Lappeenrannan-Lahden teknillisen yliopiston dekaani Mari Kallioinen-Mänttäri katsoo kohti kameraa.

Diving deeper into side streams

New business opportunities are being developed from the side streams of pulp and paper mills, as wood provides more than just cellulose fibre. 

Mari Kallioinen-Mänttäri, Dean of the Lappeenranta-Lahti University of Technology LUT, points out that the forest is a scarce resource, but almost unimaginably abundant in its diversity. For example, the side streams of production processes can be separated by biorefining to recover different compounds suitable for further processing.  

“In addition to pulp fibre, wood biomass contains lignin and hemicellulose, which have significant processing value, especially if we can no longer use oil-based materials in the future.” 

Sawdust created as a side stream of the mechanical forest industry is a suitable example. With regard to process development at LUT, the idea has been to utilise both the hemicellulose contained in sawdust and the energy content of sawdust. Hemicellulose can be processed into raw materials for certain products.  

Potential applications with growing market potential are, for example, in the cosmetics, food and chemical industries.  

Pile of pouring wood chips

Insights and business risks  

Raising the degree of processing requires product development, cooperation and investment. And risk-taking, as new products also need buyers.   

“If you have a completely new product, it can be difficult to determine the market situation for it. Investments must also be made and production should be competitive and profitable. In addition, there are still oil and fossil-based products on the market that compete with your product.”  

Kallioinen-Mänttäri points out that the green transition does not mean that the slate is clean and new products can just roll in.  

“The old will live alongside the new for a long time. Bio-based solutions are not always the best. For example, plastic is difficult to replace with some other solution in certain applications.”  

One thousand square metres for biofibre research   

New product development is also in progress on LUT’s Lahti campus, where a biomass-based laboratory focusing on the research, testing and analysis of fibres and fibre products has been opened in close cooperation with Andritz Oy.  

“This is a new kind of opening in Finland, as the university researchers and the company actively utilise jointly designed laboratory facilities. This allows for better interaction between the academic world and companies. We have a thousand square metres of research facilities in Lahti, where research related to fibre in particular is carried out. The laboratory’s fibre line and separation technology equipment also make it possible to develop the utilisation of side streams.” 

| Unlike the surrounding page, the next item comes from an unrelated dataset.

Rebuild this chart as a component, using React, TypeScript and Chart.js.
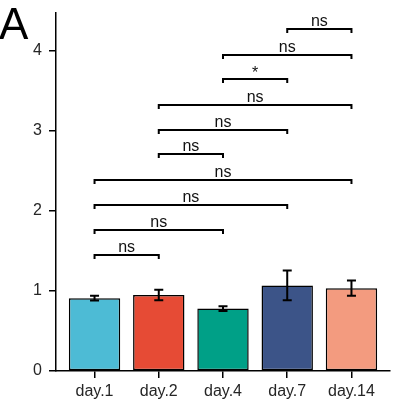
import React, { useEffect, useRef } from "react";
import { Chart, registerables } from "chart.js";

Chart.register(...registerables);

const categories = ["day.1", "day.2", "day.4", "day.7", "day.14"];
const means = [0.91, 0.95, 0.78, 1.07, 1.035];
const errors = [0.03, 0.065, 0.03, 0.185, 0.095];
const barColors = ["#4DBBD5", "#E64B35", "#00A087", "#3C5488", "#F39B7F"];
const yTicks = [0, 1, 2, 3, 4];

const compFrom = [0, 0, 0, 0, 1, 1, 1, 2, 2, 3];
const compTo = [1, 2, 3, 4, 2, 3, 4, 3, 4, 4];
const compHeight = [1.45, 1.76, 2.07, 2.39, 2.71, 3.01, 3.33, 3.65, 3.95, 4.27];
const compLabel = ["ns", "ns", "ns", "ns", "ns", "ns", "ns", "*", "ns", "ns"];

const panelLabel = "A";
const FONT = "'Liberation Sans', Arial, sans-serif";

const overlayPlugin = {
  id: "overlay",
  afterDatasetsDraw(chart: any) {
    const ctx = chart.ctx;
    const xs = chart.scales.x;
    const ys = chart.scales.y;
    ctx.save();
    // error bars
    ctx.strokeStyle = "#000";
    ctx.lineWidth = 2;
    means.forEach((m, i) => {
      const x = xs.getPixelForValue(i + 1);
      const yt = ys.getPixelForValue(m + errors[i]);
      const yb = ys.getPixelForValue(m - errors[i]);
      ctx.beginPath();
      ctx.moveTo(x, yt);
      ctx.lineTo(x, yb);
      ctx.moveTo(x - 4.5, yt);
      ctx.lineTo(x + 4.5, yt);
      ctx.moveTo(x - 4.5, yb);
      ctx.lineTo(x + 4.5, yb);
      ctx.stroke();
    });
    // brackets
    ctx.font = `16px ${FONT}`;
    ctx.fillStyle = "#111";
    ctx.textAlign = "center";
    ctx.textBaseline = "alphabetic";
    compFrom.forEach((f, k) => {
      const x1 = xs.getPixelForValue(f + 1);
      const x2 = xs.getPixelForValue(compTo[k] + 1);
      const y = Math.round(ys.getPixelForValue(compHeight[k]));
      ctx.beginPath();
      ctx.moveTo(x1, y + 4);
      ctx.lineTo(x1, y);
      ctx.lineTo(x2, y);
      ctx.lineTo(x2, y + 4);
      ctx.stroke();
      ctx.fillText(compLabel[k], (x1 + x2) / 2, y - (compLabel[k] === "*" ? 1 : 3));
    });
    // panel label
    ctx.font = `44px ${FONT}`;
    ctx.fillStyle = "#000";
    ctx.textAlign = "left";
    ctx.fillText(panelLabel, -1, 39);
    ctx.restore();
  },
};

export default function App() {
  const ref = useRef<HTMLCanvasElement | null>(null);
  useEffect(() => {
    if (!ref.current) return;
    const chart = new Chart(ref.current, {
      type: "bar",
      data: {
        datasets: [
          {
            data: means.map((m, i) => ({ x: i + 1, y: m })),
            backgroundColor: barColors,
            borderColor: "#000",
            borderWidth: 1.5,
            borderSkipped: false,
            categoryPercentage: 0.8,
            barPercentage: 1,
          },
        ],
      },
      options: {
        responsive: false,
        animation: false,
        events: [],
        layout: { padding: { top: 13, right: 4, left: 0, bottom: 0 } },
        plugins: { legend: { display: false }, tooltip: { enabled: false } },
        scales: {
          x: {
            type: "linear",
            offset: false,
            min: 0.4,
            max: 5.6,
            afterBuildTicks: (s: any) => {
              s.ticks = categories.map((_, i) => ({ value: i + 1 }));
            },
            afterFit: (s: any) => {
              s.height = 35;
              s.paddingLeft = 0;
              s.paddingRight = 0;
            },
            ticks: {
              callback: (v: any) => categories[Math.round(v) - 1] ?? "",
              color: "#262626",
              font: { family: FONT, size: 16 },
              padding: 4,
              maxRotation: 0,
              autoSkip: false,
            },
            grid: {
              offset: false,
              drawOnChartArea: false,
              tickLength: 7,
              tickColor: "#000",
              lineWidth: 1.5,
            },
            border: { display: true, color: "#000", width: 1.5 },
          },
          y: {
            min: 0,
            max: 4.475,
            afterBuildTicks: (s: any) => {
              s.ticks = yTicks.map((v) => ({ value: v }));
            },
            afterFit: (s: any) => {
              s.width = 56;
              s.paddingTop = 0;
              s.paddingBottom = 0;
            },
            ticks: {
              color: "#262626",
              font: { family: FONT, size: 16 },
              padding: 7,
            },
            grid: {
              drawOnChartArea: false,
              tickLength: 7,
              tickColor: "#000",
              lineWidth: 1.5,
            },
            border: { display: true, color: "#000", width: 1.5 },
          },
        },
      },
      plugins: [overlayPlugin],
    } as any);
    return () => chart.destroy();
  }, []);
  return (
    <div style={{ position: "fixed", left: 0, top: 0, width: 394, height: 406, background: "#fff" }}>
      <canvas ref={ref} width={394} height={406} style={{ width: 394, height: 406 }} />
    </div>
  );
}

It is good to remember that organisations are tasked with the practical side of things, people are.  

“Researchers from universities and companies can work together. Knowing each other is also a prerequisite for successful research and product development.” 

Long road from research to products  

Kallioinen-Mänttäri emphasises one of the basic characteristics of research and product development.   

“The time span is long. Many of the projects that are taking shape now have started with research at least a decade ago.”  

When talking about innovations and product development, the development of production processes is easily neglected in favour of new product innovations.  

“Processes lack the essential media sex appeal that new products have. Nevertheless, process development is essential for saving the water and energy consumption of facilities, for example.”  

Kallioinen-Mänttäri presents another example of the importance of process development.  

“When the treatment of wastewater from the coating colour kitchens of paper mills with membrane filtration became possible, it had a great effect on both environmental impacts and profitability. Thanks to the new process, valuable titanium oxide was recovered for reuse. It allowed for a very short payback period for the process investment, and both fractions from the membrane filtration could be directed to reuse at the factory. Instead of ending up as troublesome wastewater that needs special treatment.”